By Bill Crow
Lee Konitz, who left this world on April 15, was one of the first jazz musicians I met when I came to live in New York City in 1950. I was studying the valve trombone with Lennie Tristano at the time, and met Lee and a number of other Tristano pupils at Lennie’s home in Forest Hills. I had admired Lee’s playing on several records I owned, and was happy to discover that he was a pleasant, witty guy. After I switched to playing the bass, I played some jam sessions in which Lee took part, and I also worked at the Village Vanguard with a quartet led by guitarist Jimmy Raney, with Lee on alto.
Lee had developed a tone and style of his own, and although he loved Charlie Parker’s playing, was one of the few modern players of the alto saxophone who didn’t use any of Parker’s musical vocabulary. He played some of Parker’s tunes, as well as some of those written by Thelonious Monk, but he put his own stamp on them.
Lee came in to the Half Note one night when I was playing there. The Half Note was a favorite jazz club, located at Spring and Hudson Streets, not far from the entrance to the Holland Tunnel. Lee had just moved to Hoboken, New Jersey, not far from the other end of that tunnel. He told me he was mad at the tunnel officials who had prevented him from walking under the Hudson River from Hoboken to the Half Note. He had to take a bus.

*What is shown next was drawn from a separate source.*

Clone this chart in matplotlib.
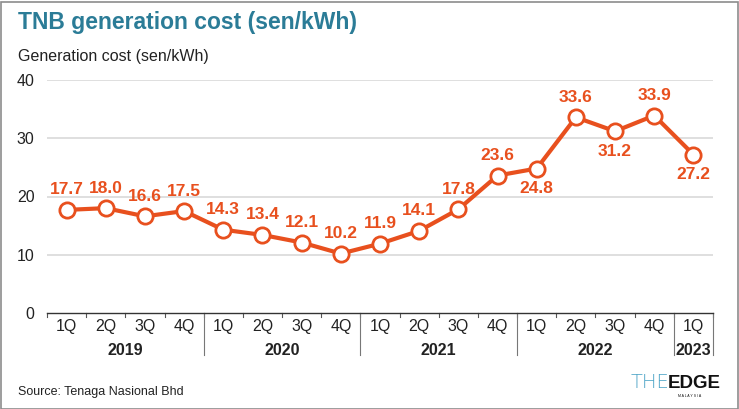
import numpy as np
import matplotlib.pyplot as plt
from matplotlib.patches import Rectangle

quarters = ["1Q", "2Q", "3Q", "4Q"] * 4 + ["1Q"]
years = ["2019", "2020", "2021", "2022", "2023"]
year_len = [4, 4, 4, 4, 1]
cost = [17.7, 18.0, 16.6, 17.5, 14.3, 13.4, 12.1, 10.2,
        11.9, 14.1, 17.8, 23.6, 24.8, 33.6, 31.2, 33.9, 27.2]
below = [12, 14, 16]   # labels drawn under the point

orange = "#E8501E"
teal = "#2B7C97"

plt.rcParams['font.family'] = ['Liberation Sans', 'DejaVu Sans']

W, H = 739, 409
fig = plt.figure(figsize=(W / 100, H / 100), dpi=100)
fig.patches.append(Rectangle((0.5 / W, 0.5 / H), 1 - 2 / W, 1 - 2 / H, transform=fig.transFigure,
                             fill=False, ec="#8c8c8c", lw=1.2))

x0, x1, ytop, ybot = 47, 713, 80, 313
ax = fig.add_axes([x0 / W, 1 - ybot / H, (x1 - x0) / W, (ybot - ytop) / H])
x = np.arange(len(cost))
ax.set_xlim(-0.5, len(cost) - 0.5)
ax.set_ylim(0, 40)

for v in [10, 20, 30, 40]:
    ax.axhline(v, color="#d9d9d9", lw=1.2, zorder=0)
for s in ["top", "right", "left"]:
    ax.spines[s].set_visible(False)
ax.spines["bottom"].set_color("#333333")
ax.spines["bottom"].set_linewidth(1.0)

ax.set_yticks([0, 10, 20, 30, 40])
ax.tick_params(axis="y", length=0, pad=9, labelsize=11.5, colors="#222222")
ax.set_xticks([])

ax.plot(x, cost, color=orange, lw=3, marker="o", ms=11, mfc="white", mec=orange, mew=2, zorder=3, clip_on=False)

for i, v in enumerate(cost):
    dy = -9 if i in below else 9
    va = "top" if i in below else "bottom"
    ax.annotate(f"{v:.1f}", (i, v), xytext=(0, dy), textcoords="offset points", ha="center", va=va,
                fontsize=12.5, fontweight="bold", color=orange,
                family=['Liberation Sans Narrow', 'Liberation Sans', 'DejaVu Sans'])

# quarter labels and small ticks
trans = ax.get_xaxis_transform()
for i, q in enumerate(quarters):
    ax.text(i, -0.06, q, transform=trans, ha="center", va="center", fontsize=11.5, color="#222222")
for b in range(len(cost) + 1):
    ax.plot([b - 0.5, b - 0.5], [0, -0.018], transform=trans, color="#555555", lw=0.8, clip_on=False)

# year labels and separators
start = 0
for yr, n in zip(years, year_len):
    ax.text(start + n / 2 - 0.5, -0.16, yr, transform=trans, ha="center", va="center",
            fontsize=11.5, fontweight="bold", color="#222222")
    start += n
    ax.plot([start - 0.5, start - 0.5], [0, -0.18], transform=trans, color="#777777", lw=0.8, clip_on=False)

fig.text(18 / W, 1 - 23 / H, "TNB generation cost (sen/kWh)", fontsize=16.5, fontweight="bold",
         color=teal, va="center", ha="left")
fig.text(18 / W, 1 - 56 / H, "Generation cost (sen/kWh)", fontsize=11.5, color="#222222", va="center", ha="left")
fig.text(18 / W, 1 - 392 / H, "Source: Tenaga Nasional Bhd", fontsize=9, color="#222222", va="center", ha="left")

# logo
fig.text(669 / W, 1 - 383 / H, "THE", fontsize=14, color="#4aa3c6", ha="right", va="center",
         fontweight="light", family=['Liberation Sans Narrow', 'DejaVu Sans'])
fig.text(668 / W, 1 - 383 / H, "EDGE", fontsize=13.5, color="#111111", ha="left", va="center",
         fontweight="heavy")
fig.text(690 / W, 1 - 396 / H, "M A L A Y S I A", fontsize=2.5, color="#111111", ha="center", va="center")

fig.savefig("out.png", dpi=100)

The last time I heard Lee play live was at Birdland Number Two, when that club was located uptown. Many jazz musicians had gathered there that evening to raise funds for a needy compatriot. Lee just climbed onto the bandstand by himself with his alto and began to improvise. It took me a chorus and a half to figure out the standard tune he was using as a basis for his playing. When I finally recognized a telling chord change, I was able to discover how cleverly and sweetly he was recomposing that song. He always found a way to sing his own song so beautifully.
Jim Hall and I once played a gig with Lee Konitz out on Long Island. I was living on West 20th Street, and I had a Volkswagen that I kept in a garage on 18th Street. I told Jim I would drive him to the gig. Jim and his wife Jane were living in a second floor apartment on West 11th Street at the time. There was never a parking spot on that block, so I told Jim I would pull into the fire hydrant space in front of his building, run in and buzz his buzzer, and wait for him in the car.
Jim didn’t want to keep me waiting, so he had his hat and coat on, and his guitar sitting next to his amplifier near the door, As soon as he heard the buzzer he grabbed them both and ran out into the hall. He never made it to the stairway. The power cord on his amp was still plugged into the wall socket, and when he hit the end of the cord length it brought him up short. He discovered that the sudden jolt had pulled the cord loose from the amp, and it had also looped around one of the tubes and crushed it.
Jim came down to my car laughing and crying at the same time. Fortunately, there was an electronics store in the Village where we were able to replace the tube and reattach the power cord, and we made it to the gig on time.
Ellis Marsalis, the New Orleans pianist, who was the father of an extremely talented group of musical brothers, also passed away recently (on April 1), and many obits and articles that were written about him noted his high quality as a musician and teacher. Art Lillard told me that, In 1981, he had the opportunity to meet Marsalis while on a trip to New Orleans. Art observed him as he taught a class of student musicians, aged 12 to 15, who he said obviously loved Marsalis and the music.
When the class was over, Art introduced himself to Marsalis and asked him for permission to play one of his own tunes for him. Ellis agreed, and Art sat down at the piano and began to play. One of Ellis’s students approached him and engaged him in conversation as Art continued to play. When he finished the tune, the conversation was still in progress, so Art began playing another original.
As he finished playing the second tune, Ellis said goodbye to the student and complimented Art on the tunes. He then sat down at the piano and played both of the tunes exactly as Art had done, note for note.
Art was under the mistaken impression that Ellis wasn’t listening, but he had been truly hearing it all. Art said, “I was astounded. What giant ears and heart this man had! We will all miss him.”